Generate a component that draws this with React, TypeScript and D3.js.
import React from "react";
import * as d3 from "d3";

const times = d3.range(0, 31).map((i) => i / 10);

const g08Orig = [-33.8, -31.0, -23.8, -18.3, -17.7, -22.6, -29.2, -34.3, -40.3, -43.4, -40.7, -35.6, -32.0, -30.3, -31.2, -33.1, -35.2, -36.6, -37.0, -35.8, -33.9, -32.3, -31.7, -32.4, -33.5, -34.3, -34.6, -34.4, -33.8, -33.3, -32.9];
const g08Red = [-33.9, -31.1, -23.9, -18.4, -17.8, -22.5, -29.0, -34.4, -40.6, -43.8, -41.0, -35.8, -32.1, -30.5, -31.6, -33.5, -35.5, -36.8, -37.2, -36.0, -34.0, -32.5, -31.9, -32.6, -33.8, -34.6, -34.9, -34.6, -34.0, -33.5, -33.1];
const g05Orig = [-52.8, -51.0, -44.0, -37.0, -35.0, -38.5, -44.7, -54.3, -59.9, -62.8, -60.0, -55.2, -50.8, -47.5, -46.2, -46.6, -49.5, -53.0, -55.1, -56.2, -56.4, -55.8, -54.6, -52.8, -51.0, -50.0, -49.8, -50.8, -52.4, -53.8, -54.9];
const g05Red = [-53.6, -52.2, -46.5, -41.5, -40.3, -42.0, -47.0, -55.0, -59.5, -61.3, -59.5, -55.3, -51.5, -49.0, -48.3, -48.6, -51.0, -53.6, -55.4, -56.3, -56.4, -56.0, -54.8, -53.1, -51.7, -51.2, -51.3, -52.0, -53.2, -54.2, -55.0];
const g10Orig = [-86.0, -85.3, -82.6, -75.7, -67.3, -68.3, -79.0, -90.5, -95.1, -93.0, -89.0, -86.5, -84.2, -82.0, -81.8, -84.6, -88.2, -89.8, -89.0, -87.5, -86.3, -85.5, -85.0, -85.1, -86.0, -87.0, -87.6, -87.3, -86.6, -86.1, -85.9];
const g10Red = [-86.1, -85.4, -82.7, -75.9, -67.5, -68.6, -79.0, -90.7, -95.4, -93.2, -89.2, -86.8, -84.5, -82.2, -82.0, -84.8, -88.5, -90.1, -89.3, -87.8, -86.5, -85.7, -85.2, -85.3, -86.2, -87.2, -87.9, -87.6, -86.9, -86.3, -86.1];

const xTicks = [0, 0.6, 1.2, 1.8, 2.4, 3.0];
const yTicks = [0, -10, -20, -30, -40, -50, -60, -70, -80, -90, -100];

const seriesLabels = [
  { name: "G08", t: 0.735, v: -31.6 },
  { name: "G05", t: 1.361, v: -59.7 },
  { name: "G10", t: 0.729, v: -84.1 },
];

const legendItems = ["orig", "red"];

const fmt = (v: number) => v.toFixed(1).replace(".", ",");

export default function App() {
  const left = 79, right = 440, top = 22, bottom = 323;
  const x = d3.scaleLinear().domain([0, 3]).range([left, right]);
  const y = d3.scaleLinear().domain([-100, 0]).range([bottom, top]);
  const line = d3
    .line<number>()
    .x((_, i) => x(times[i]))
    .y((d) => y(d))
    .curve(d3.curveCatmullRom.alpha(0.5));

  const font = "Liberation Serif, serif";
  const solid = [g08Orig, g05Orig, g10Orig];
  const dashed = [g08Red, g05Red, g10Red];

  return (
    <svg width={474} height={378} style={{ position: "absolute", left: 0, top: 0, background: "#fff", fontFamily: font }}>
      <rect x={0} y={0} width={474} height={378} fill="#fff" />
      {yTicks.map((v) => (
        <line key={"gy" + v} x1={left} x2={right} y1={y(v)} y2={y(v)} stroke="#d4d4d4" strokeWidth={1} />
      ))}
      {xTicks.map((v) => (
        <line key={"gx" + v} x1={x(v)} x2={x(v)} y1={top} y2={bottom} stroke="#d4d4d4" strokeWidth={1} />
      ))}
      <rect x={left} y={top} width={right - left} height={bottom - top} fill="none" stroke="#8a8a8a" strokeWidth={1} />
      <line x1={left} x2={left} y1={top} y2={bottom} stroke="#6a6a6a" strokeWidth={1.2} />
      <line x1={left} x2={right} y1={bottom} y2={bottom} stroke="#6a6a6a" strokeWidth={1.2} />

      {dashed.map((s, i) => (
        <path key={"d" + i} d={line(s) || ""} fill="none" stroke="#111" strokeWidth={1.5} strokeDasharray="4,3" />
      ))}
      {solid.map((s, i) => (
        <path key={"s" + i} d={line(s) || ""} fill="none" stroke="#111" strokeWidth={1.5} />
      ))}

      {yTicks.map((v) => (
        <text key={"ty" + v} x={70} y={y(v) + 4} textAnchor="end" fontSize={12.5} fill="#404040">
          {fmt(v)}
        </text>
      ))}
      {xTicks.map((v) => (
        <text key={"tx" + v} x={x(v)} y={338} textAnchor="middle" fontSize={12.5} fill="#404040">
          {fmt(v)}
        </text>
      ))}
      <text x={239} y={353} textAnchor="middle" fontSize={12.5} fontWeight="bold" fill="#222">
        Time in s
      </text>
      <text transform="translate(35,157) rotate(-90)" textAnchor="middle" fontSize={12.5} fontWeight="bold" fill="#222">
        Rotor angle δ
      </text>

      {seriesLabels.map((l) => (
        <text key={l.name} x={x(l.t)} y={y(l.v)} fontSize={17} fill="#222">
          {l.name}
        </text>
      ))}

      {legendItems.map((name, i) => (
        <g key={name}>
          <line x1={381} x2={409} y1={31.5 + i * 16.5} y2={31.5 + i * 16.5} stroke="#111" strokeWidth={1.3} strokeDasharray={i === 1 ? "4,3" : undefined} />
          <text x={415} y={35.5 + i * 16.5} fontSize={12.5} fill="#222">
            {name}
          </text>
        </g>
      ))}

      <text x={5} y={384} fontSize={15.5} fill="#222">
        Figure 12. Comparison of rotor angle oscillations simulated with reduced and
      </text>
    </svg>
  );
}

+ + + + +

Emit, unaltered, the lines from the top of the listing down through the line that holds "const times = d3.range(0, 31).map((i)"; emit nothing else.

Generate a component that draws this with React, TypeScript and D3.js.
import React from "react";
import * as d3 from "d3";

const times = d3.range(0, 31).map((i) => i / 10);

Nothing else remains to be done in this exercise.